» Prompt
Copy out every line in the entries below that includes "this".

» Records for the exercise

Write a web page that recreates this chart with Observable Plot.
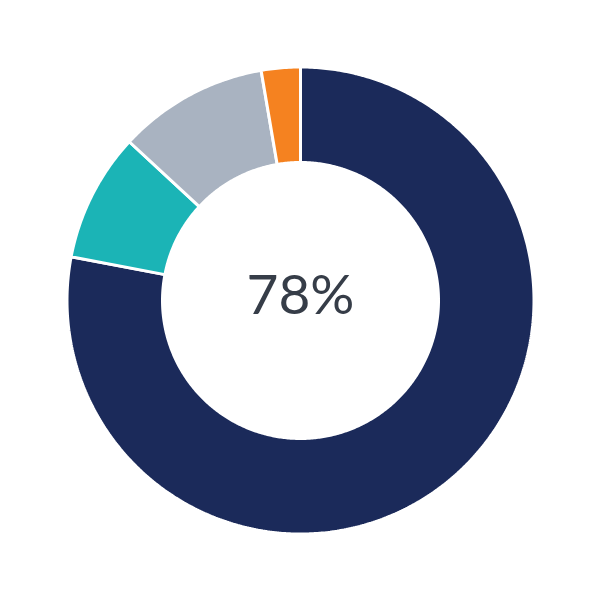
<!DOCTYPE html>
<html>
<head>
<meta charset="utf-8">
<script src="https://cdn.jsdelivr.net/npm/d3@7"></script>
<script src="https://cdn.jsdelivr.net/npm/@observablehq/plot@0.6"></script>
<style>
  html, body { margin: 0; padding: 0; background: #fff; }
  #chart { width: 600px; height: 600px; }
</style>
</head>
<body>
<div id="chart"></div>
<script>
const categories = ["A", "B", "C", "D"];
const values = [78, 8.9, 10.4, 2.7];
const colors = ["#1b2a5a", "#1bb4b6", "#a9b3c1", "#f58220"];
const centerLabel = "78%";

const outerR = 233.5;
const innerR = 138;

const total = d3.sum(values);
const rows = [];
let acc = 0;
categories.forEach((c, i) => {
  const a0 = (acc / total) * 2 * Math.PI;
  acc += values[i];
  const a1 = (acc / total) * 2 * Math.PI;
  const n = Math.max(4, Math.ceil((a1 - a0) / 0.01));
  const pts = [];
  for (let k = 0; k <= n; k++) {
    const a = a0 + (a1 - a0) * k / n;
    pts.push({cat: c, x: outerR * Math.sin(a), y: outerR * Math.cos(a)});
  }
  for (let k = n; k >= 0; k--) {
    const a = a0 + (a1 - a0) * k / n;
    pts.push({cat: c, x: innerR * Math.sin(a), y: innerR * Math.cos(a)});
  }
  pts.push({...pts[0]});
  rows.push(...pts);
});

const chart = Plot.plot({
  width: 600,
  height: 600,
  margin: 0,
  x: {domain: [-300, 300], axis: null},
  y: {domain: [-300, 300], axis: null},
  color: {domain: categories, range: colors},
  marks: [
    Plot.line(rows, {x: "x", y: "y", z: "cat", fill: "cat", stroke: "white", strokeWidth: 3, strokeLinejoin: "miter", curve: "linear"}),
    Plot.text([centerLabel], {x: () => 0, y: () => 0, text: d => d, fontSize: 55, fill: "#363d48", fontFamily: "Lato", textAnchor: "middle", dy: -4, lineAnchor: "middle"})
  ]
});
document.getElementById("chart").appendChild(chart);
</script>
</body>
</html>
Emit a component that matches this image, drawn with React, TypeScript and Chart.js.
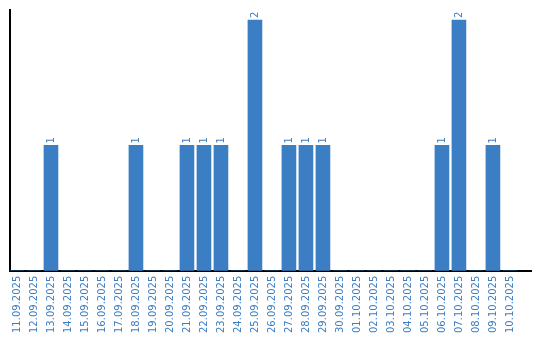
import React, { useEffect, useRef } from "react";
import { Chart, registerables } from "chart.js";

Chart.register(...registerables);

const categories = [
  "11.09.2025", "12.09.2025", "13.09.2025", "14.09.2025", "15.09.2025", "16.09.2025",
  "17.09.2025", "18.09.2025", "19.09.2025", "20.09.2025", "21.09.2025", "22.09.2025",
  "23.09.2025", "24.09.2025", "25.09.2025", "26.09.2025", "27.09.2025", "28.09.2025",
  "29.09.2025", "30.09.2025", "01.10.2025", "02.10.2025", "03.10.2025", "04.10.2025",
  "05.10.2025", "06.10.2025", "07.10.2025", "08.10.2025", "09.10.2025", "10.10.2025",
];

const counts = [
  0, 0, 1, 0, 0, 0,
  0, 1, 0, 0, 1, 1,
  1, 0, 2, 0, 1, 1,
  1, 0, 0, 0, 0, 0,
  0, 1, 2, 0, 1, 0,
];

const BLUE = "#3b7ec3";
const FONT = "'DejaVu Sans', sans-serif";

const barLabels = {
  id: "barLabels",
  afterDatasetsDraw(chart: any) {
    const ctx = chart.ctx;
    const meta = chart.getDatasetMeta(0);
    ctx.save();
    ctx.fillStyle = BLUE;
    ctx.font = "10px " + FONT;
    ctx.textAlign = "left";
    ctx.textBaseline = "middle";
    meta.data.forEach((el: any, i: number) => {
      const v = counts[i];
      if (!v) return;
      ctx.save();
      ctx.translate(el.x, el.y - 2);
      ctx.rotate(-Math.PI / 2);
      ctx.fillText(String(v), 0, 0);
      ctx.restore();
    });
    ctx.restore();
  },
};

export default function App() {
  const ref = useRef<HTMLCanvasElement>(null);
  useEffect(() => {
    document.body.style.margin = "0";
    const chart = new Chart(ref.current!, {
      type: "bar",
      data: {
        datasets: [
          {
            data: counts.map((v, i) => ({ x: i, y: v })),
            backgroundColor: BLUE,
            borderWidth: 0,
            barThickness: 14,
          },
        ],
      },
      options: {
        animation: false,
        responsive: false,
        layout: { padding: { left: 10, right: 9, top: 10, bottom: 2 } },
        plugins: { legend: { display: false }, tooltip: { enabled: false } },
        scales: {
          x: {
            type: "linear",
            offset: false,
            min: -0.41,
            max: 30.24,
            afterFit: (scale: any) => {
              scale.paddingLeft = 0;
              scale.paddingRight = 0;
            },
            grid: { display: false, drawTicks: false },
            border: { color: "#000", width: 2 },
            ticks: {
              color: BLUE,
              font: { family: FONT, size: 10 },
              minRotation: 90,
              maxRotation: 90,
              autoSkip: false,
              includeBounds: false,
              stepSize: 1,
              padding: 5,
              callback: (v: any) =>
                Number.isInteger(v) && categories[v] ? categories[v] : "",
            },
          },
          y: {
            min: 0,
            max: 2.08,
            grid: { display: false, drawTicks: false },
            border: { color: "#000", width: 2 },
            ticks: { display: false },
          },
        },
      },
      plugins: [barLabels],
    });
    return () => chart.destroy();
  }, []);
  return (
    <div style={{ width: 540, height: 340 }}>
      <canvas ref={ref} width={540} height={340} />
    </div>
  );
}
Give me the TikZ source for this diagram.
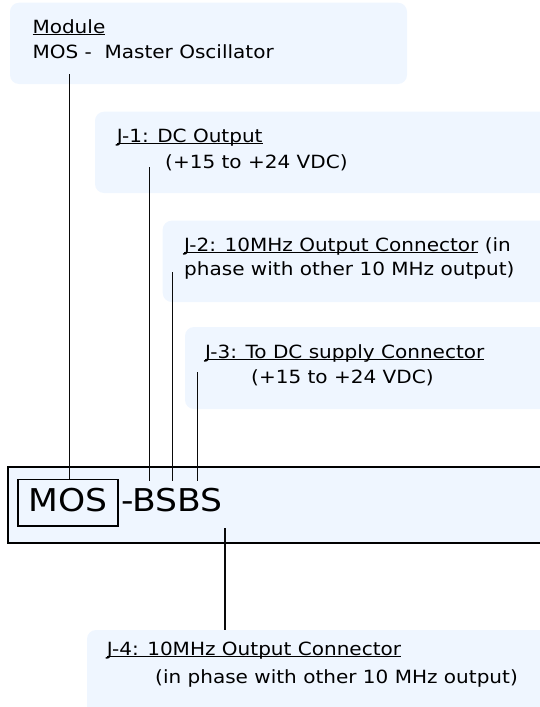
\documentclass[tikz,border=0pt]{standalone}
\usepackage{fontspec}
\setmainfont[FakeStretch=1.1]{DejaVu Sans}
\definecolor{boxfill}{RGB}{239,246,255}
\definecolor{wirecol}{RGB}{10,10,10}
\newlength\ulw
\newcommand\ulc[1]{\settowidth{\ulw}{#1}\rlap{\rule[-1.7pt]{\ulw}{1.2pt}}#1}
\begin{document}
\begin{tikzpicture}[x=1pt,y=-1pt,
  lbl/.style={fill=boxfill, draw=none, rounded corners=9pt},
  txt/.style={anchor=base west, inner sep=0pt, font=\fontsize{18.2}{22}\selectfont},
  big/.style={anchor=base west, inner sep=0pt, font=\fontsize{31.4}{36}\selectfont},
  wire/.style={line width=1.6pt, draw=wirecol},
  frame/.style={line width=1.7pt, draw=black}]
\useasboundingbox (0,0) rectangle (540,707);
\clip (0,0) rectangle (540,707);
% label boxes
\path[lbl] (10,2.7) rectangle (407,84);
\path[lbl] (95,111.7) rectangle (570,193);
\path[lbl] (162.7,220.7) rectangle (570,302);
\path[lbl] (185,327) rectangle (570,409);
\path[lbl] (87,630) rectangle (570,730);
% main box
\draw[frame, fill=boxfill] (8.3,466.7) rectangle (570,543.3);
\node[frame, minimum width=100pt, minimum height=46.7pt, inner sep=0pt] (mosbox) at (68.3,502.7) {};
\node[big] (mos) at (28.5,511.7) {MOS};
\node[big] (bsbs) at (121,511.7) {-BSBS};
% texts
\node[txt] (mod1) at (32.3,33.3) {\ulc{Module}};
\node[txt] (mod2) at (32.3,58.5) {MOS - \ Master Oscillator};
\node[txt] (j1a) at (116.7,142.3) {\ulc{J-1: DC Output}};
\node[txt] (j1b) at (165,168.3) {(+15 to +24 VDC)};
\node[txt] (j2a) at (184,251.5) {\ulc{J-2: 10MHz Output Connector} (in};
\node[txt] (j2b) at (184,275.7) {phase with other 10 MHz output)};
\node[txt] (j3a) at (205,358.3) {\ulc{J-3: To DC supply Connector}};
\node[txt] (j3b) at (251,383.3) {(+15 to +24 VDC)};
\node[txt] (j4a) at (106.7,655.5) {\ulc{J-4: 10MHz Output Connector}};
\node[txt] (j4b) at (155,683) {(in phase with other 10 MHz output)};
% connector ends
\coordinate (c0) at (69.3,74);
\coordinate (c1a) at (149.4,167);
\coordinate (c1b) at (149.4,481);
\coordinate (c2a) at (172.5,272);
\coordinate (c2b) at (172.5,480.5);
\coordinate (c3a) at (197.6,372);
\coordinate (c3b) at (197.6,481);
\coordinate (c4a) at (224.8,528);
\coordinate (c4b) at (224.8,630);
\draw[wire] (c0) -- (c0 |- mosbox.north);
\draw[wire] (c1a) -- (c1b);
\draw[wire] (c2a) -- (c2b);
\draw[wire] (c3a) -- (c3b);
\draw[wire] (c4a) -- (c4b);
\end{tikzpicture}
\end{document}
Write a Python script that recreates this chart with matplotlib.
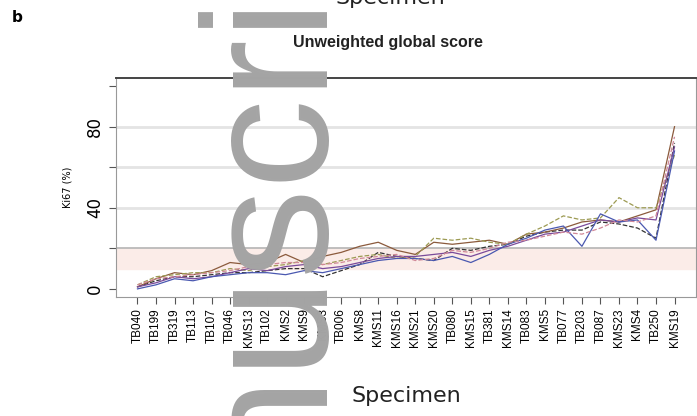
import numpy as np
import matplotlib
matplotlib.use('Agg')
import matplotlib.pyplot as plt

# specimens ordered by mean Ki67
specimens = ['TB040', 'TB199', 'TB319', 'TB113', 'TB107', 'TB046', 'KMS13', 'TB102',
             'KMS2', 'KMS9', 'KMS3', 'TB006', 'KMS8', 'KMS11', 'KMS16', 'KMS21',
             'KMS20', 'TB080', 'KMS15', 'TB381', 'KMS14', 'TB083', 'KMS5', 'TB077',
             'TB203', 'TB087', 'KMS23', 'KMS4', 'TB250', 'KMS19']

# Ki67 (%) per reader
reader_1 = [1, 4, 6, 6, 7, 8, 8, 9, 10, 10, 6, 9, 12, 18, 16, 15, 14, 20, 19, 21, 22, 26, 28, 29, 29, 33, 32, 30, 25, 72]
reader_2 = [1, 5, 8, 7, 9, 13, 12, 13, 17, 13, 16, 18, 21, 23, 19, 17, 23, 22, 23, 24, 22, 27, 28, 30, 33, 34, 33, 36, 39, 80]
reader_3 = [2, 6, 7, 8, 8, 10, 9, 11, 12, 14, 12, 14, 16, 17, 15, 16, 25, 24, 25, 23, 22, 27, 31, 36, 34, 35, 45, 40, 40, 66]
reader_4 = [1, 3, 6, 5, 6, 8, 10, 9, 11, 12, 10, 11, 13, 15, 16, 16, 17, 18, 16, 19, 21, 24, 27, 28, 31, 34, 33, 35, 34, 70]
reader_5 = [0, 2, 5, 4, 6, 7, 8, 8, 7, 9, 8, 10, 12, 14, 15, 15, 14, 16, 13, 17, 22, 25, 29, 31, 21, 37, 33, 34, 24, 68]
reader_6 = [2, 5, 6, 7, 8, 9, 11, 12, 13, 13, 12, 13, 15, 16, 17, 14, 15, 19, 18, 20, 23, 24, 26, 28, 27, 30, 34, 33, 36, 75]

readers = [reader_1, reader_2, reader_3, reader_4, reader_5, reader_6]
colors = ['#333333', '#8b5a3c', '#9c9a52', '#7a4a9a', '#4a58b0', '#d08898']
styles = ['--', '-', '--', '-', '-', '--']

fig = plt.figure(figsize=(6.97, 4.16), dpi=100)
ax = fig.add_axes([116/697, 1 - 297/416, 580/697, 219/416])

x = np.arange(1, len(specimens) + 1)

ax.axhspan(10, 20, color='#fbece8', zorder=0)
for g in [40, 60, 80]:
    ax.axhline(g, color='#e4e4e4', lw=2, zorder=1)
ax.axhline(20, color='#b5b5b5', lw=1.2, zorder=1)

for vals, c, ls in zip(readers, colors, styles):
    ax.plot(x, vals, color=c, ls=ls, lw=0.9, zorder=3)

ax.set_xlim(1 - 0.04 * 29, 30 + 0.04 * 29)
ax.set_ylim(-4, 104)
ax.set_yticks([0, 20, 40, 60, 80, 100])
ax.set_yticklabels(['0', '', '40', '', '80', ''], rotation=90, va='center', fontsize=12)
ax.set_xticks(x)
ax.set_xticklabels(specimens, rotation=90, fontsize=8.5, fontfamily='Liberation Sans')
ax.tick_params(axis='both', length=5, width=0.8, color='#555555')
ax.tick_params(axis='x', pad=3)
for s in ['left', 'bottom', 'right']:
    ax.spines[s].set_color('#999999')
    ax.spines[s].set_linewidth(0.8)
ax.spines['top'].set_color('#444444')
ax.spines['top'].set_linewidth(1.4)

ax.set_ylabel('Ki67 (%)', fontsize=7, labelpad=10)
ax.set_xlabel('Specimen', fontsize=16, color='#222222', labelpad=28)

fig.text(12/697, 1 - 18/416, 'b', fontsize=11, fontweight='bold', ha='left', va='center')
fig.text(388/697, 1 - 42/416, 'Unweighted global score', fontsize=11.5, fontweight='bold',
         ha='center', va='center', fontfamily='Liberation Sans', color='#222222')
# x label of the panel above, cut by the top edge
fig.text(390/697, 1 + 2/416, 'Specimen', fontsize=16, color='#222222', ha='center', va='center')

# vertical watermark
fig.text(313/697, 1 - 711/416, 'Manuscript', rotation=90, rotation_mode='anchor',
         ha='left', va='baseline', fontsize=129, fontfamily='Liberation Sans',
         color='#a4a4a4', zorder=10)

fig.savefig('out.png', dpi=100)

» Written solution
Write a web page that recreates this chart with Observable Plot.
Emit a component that matches this image, drawn with React, TypeScript and Chart.js.
Give me the TikZ source for this diagram.
Write a Python script that recreates this chart with matplotlib.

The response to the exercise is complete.